I wasn’t supposed to be done yet they said. That based on my plan which I didn’t even have they said I should still be a day maybe even two from finishing. I had to think back. Did I? Had it just been the two nights? I slept last night in the shelter. What day was it? It felt like 4? I was so unsure of this. I had to think back. Did I just keep walking that second night? I’m sure they were right. They asked if I had my map. I wrinkled my nose and said, um no. I left it in my car. He had asked me about everything down to socks and couldn’t believe I hadn’t remembered a map. I said in my defense my trail was just a single path across an island with very little actually mapping needed. I just had to follow it. I couldn’t count down my miles or add them, check for coming danger in changes of elevation. I wouldn’t have been able to anyway, it rained for 36 hours. I wouldn’t have wanted to know any of those things. Maybe a map is for those who get lost? If I never leave the path shouldn’t I not get lost?

So now I had to stay at the end of the island and wait for my scheduled ferry ride back in three days. I didn’t want to stay here for any more days. Maybe I could walk back to the other end and get on then?
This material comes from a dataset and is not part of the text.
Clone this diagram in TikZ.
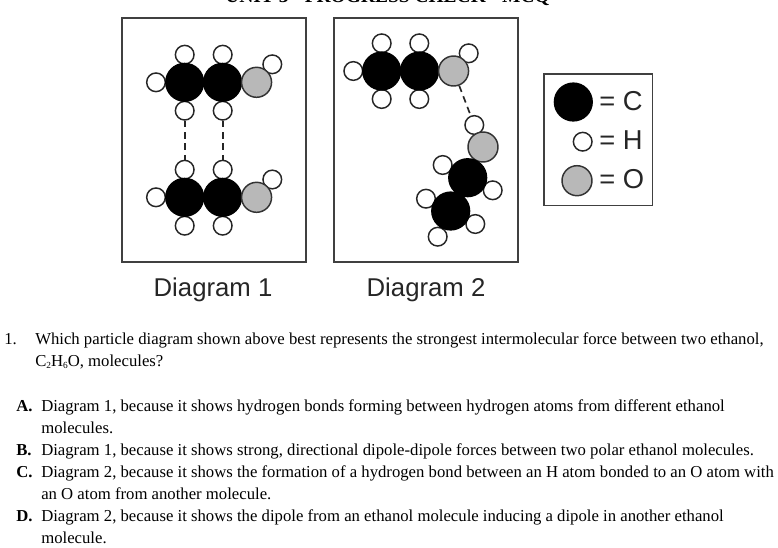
\documentclass[tikz,border=0pt]{standalone}
\usepackage{fontspec}
\setmainfont{Liberation Serif}
\setsansfont{Liberation Sans}
\usetikzlibrary{positioning}
\tikzset{
  carbon/.style={circle,draw=black,fill=black,line width=0.9pt,minimum size=28.5pt,inner sep=0pt},
  hydrogen/.style={circle,draw=black!85,fill=white,line width=1.1pt,minimum size=14pt,inner sep=0pt},
  oxygen/.style={circle,draw=black!80,fill=black!28,line width=1.1pt,minimum size=22.5pt,inner sep=0pt},
  framebox/.style={rectangle,draw=black!75,line width=1.1pt,inner sep=0pt},
  caption/.style={font=\sffamily\fontsize{19.3}{20}\selectfont,text=black!85,inner sep=0pt,anchor=base},
  legendtext/.style={font=\sffamily\fontsize{20.5}{21}\selectfont,text=black!85,inner sep=0pt,anchor=base west},
  bodytext/.style={font=\fontsize{12.53}{16}\selectfont,inner sep=0pt,anchor=base west},
  choice/.style={font=\bfseries\fontsize{12.53}{16}\selectfont,inner sep=0pt,anchor=base west},
  hbond/.style={draw=black!85,line width=1.25pt,dash pattern=on 5pt off 3.5pt}
}
\begin{document}
\begin{tikzpicture}[x=0.75pt,y=-0.75pt]
        \useasboundingbox (0,0) rectangle (778,547);
        \node[font=\bfseries\fontsize{14.6}{18}\selectfont,inner sep=0pt,anchor=base] (title) at (387.5,2) {UNIT 3 - PROGRESS CHECK - MCQ};

        \node[framebox,minimum width=138pt,minimum height=183pt] (D1) at (214.2,140) {};
        \node[framebox,minimum width=138pt,minimum height=183pt] (D2) at (426.2,140) {};
        \node[framebox,minimum width=81.5pt,minimum height=98.5pt] (K) at (598.3,139.7) {};

        % diagram 1, upper molecule
        \node[hydrogen] (H1) at (184.7,54.7) {};
        \node[hydrogen] (H2) at (222.7,54.7) {};
        \node[hydrogen] (H3) at (184.7,110.7) {};
        \node[hydrogen] (H4) at (222.7,110.7) {};
        \node[hydrogen] (H5) at (156,82.3) {};
        \node[hydrogen] (H6) at (272.3,64.3) {};
        \node[carbon] (C1) at (184.7,82.3) {};
        \node[carbon] (C2) [right=-1pt of C1] {};
        \node[oxygen] (O1) [right=-1pt of C2] {};

        % diagram 1, lower molecule
        \node[hydrogen] (H7) at (184.7,169.7) {};
        \node[hydrogen] (H8) at (222.7,169.7) {};
        \node[hydrogen] (H9) at (184.7,225.7) {};
        \node[hydrogen] (H10) at (222.7,225.7) {};
        \node[hydrogen] (H11) at (156,197.3) {};
        \node[hydrogen] (H12) at (272.3,179.5) {};
        \node[carbon] (C3) at (184.7,197.3) {};
        \node[carbon] (C4) [right=-1pt of C3] {};
        \node[oxygen] (O2) [right=-1pt of C4] {};

        % diagram 2, upper molecule
        \node[hydrogen] (H13) at (381.7,43.3) {};
        \node[hydrogen] (H14) at (419.3,43.3) {};
        \node[hydrogen] (H15) at (381.7,99) {};
        \node[hydrogen] (H16) at (419.3,99) {};
        \node[hydrogen] (H17) at (353.3,71) {};
        \node[hydrogen] (H18) at (468.7,53.3) {};
        \node[carbon] (C5) at (381.7,71) {};
        \node[carbon] (C6) [right=-1pt of C5] {};
        \node[oxygen] (O3) [right=-1pt of C6] {};

        % diagram 2, lower molecule
        \node[hydrogen] (H19) at (474.3,125) {};
        \node[oxygen] (O4) at (483,147) {};
        \node[hydrogen] (H20) at (442.7,165) {};
        \node[hydrogen] (H21) at (492.7,190.3) {};
        \node[hydrogen] (H22) at (426,198.7) {};
        \node[hydrogen] (H23) at (475.3,224) {};
        \node[hydrogen] (H24) at (437.7,236.7) {};
        \node[carbon] (C7) at (467.7,177.7) {};
        \node[carbon] (C8) at (450.7,211) {};

        \path [hbond] (H3) edge (H7)
        (H4) edge (H8)
        (O3) edge (H19);

        % key
        \node[carbon] (KC) at (573.3,102) {};
        \node[hydrogen] (KH) at (582.7,141.7) {};
        \node[oxygen] (KO) at (577,180.7) {};
        \node[legendtext] (KCt) at (599,110) {= C};
        \node[legendtext] (KHt) at (599,149) {= H};
        \node[legendtext] (KOt) at (599,188.5) {= O};

        \node[caption] (L1) at (213,296) {Diagram 1};
        \node[caption] (L2) at (426,296) {Diagram 2};

        % question
        \node[bodytext] (n1) at (4,344) {1.};
        \node[bodytext] (q1) at (35,344) {Which particle diagram shown above best represents the strongest intermolecular force between two ethanol,};
        \node[bodytext] (q2) at (35,366) {C{\fontsize{7}{8}\selectfont\raisebox{-1.5pt}{2}}H{\fontsize{7}{8}\selectfont\raisebox{-1.5pt}{6}}O, molecules?};

        \node[choice] (a) at (16,411) {A.};
        \node[bodytext] (a1) at (41,411) {Diagram 1, because it shows hydrogen bonds forming between hydrogen atoms from different ethanol};
        \node[bodytext] (a2) at (41,433) {molecules.};
        \node[choice] (b) at (16,455) {B.};
        \node[bodytext] (b1) at (41,455) {Diagram 1, because it shows strong, directional dipole-dipole forces between two polar ethanol molecules.};
        \node[choice] (c) at (16,477) {C.};
        \node[bodytext] (c1) at (41,477) {Diagram 2, because it shows the formation of a hydrogen bond between an H atom bonded to an O atom with};
        \node[bodytext] (c2) at (41,499) {an O atom from another molecule.};
        \node[choice] (d) at (16,521) {D.};
        \node[bodytext] (d1) at (41,521) {Diagram 2, because it shows the dipole from an ethanol molecule inducing a dipole in another ethanol};
        \node[bodytext] (d2) at (41,543) {molecule.};
\end{tikzpicture}
\end{document}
The Sargent was able to convince the captain to take me back if there was room the next day. At one point the grandparents with grandkids offered to stay an extra day to let me go back in their place. I slept in a tent spot that night but would have to sleep in a different spot the next if I had to stay. They had rules about more than one night in a spot. Once when I returned to my site I scared off a fox. He had been eating my backpack. Trying to get to my food. It just got through a little mesh pocket. My book was safe. I had packed a library book to read in the ferry. Not realizing this meant also carrying it for 50 some miles already read in my pack. Note to self. No books.

I was able to go back that next day. Before I left I tossed my sleeping bag in the dumpster. Dumped out cups and cups of water I didn’t drink. Lightened my pack. I was already slightly less afraid of myself. I weighed just a little less. I never saw the man who took the harder path. I’ve wandered if he ever made it. What did he find? Was it harder? What would he have been comparing it to to be called harder? Next year, I’m doing the harder way. Which ended up being easier.

I admire those who walk as far as they do. I wouldn’t want to be in their shoes. I prefer mine, now that they fit.

Clothes drying during a break in the rain.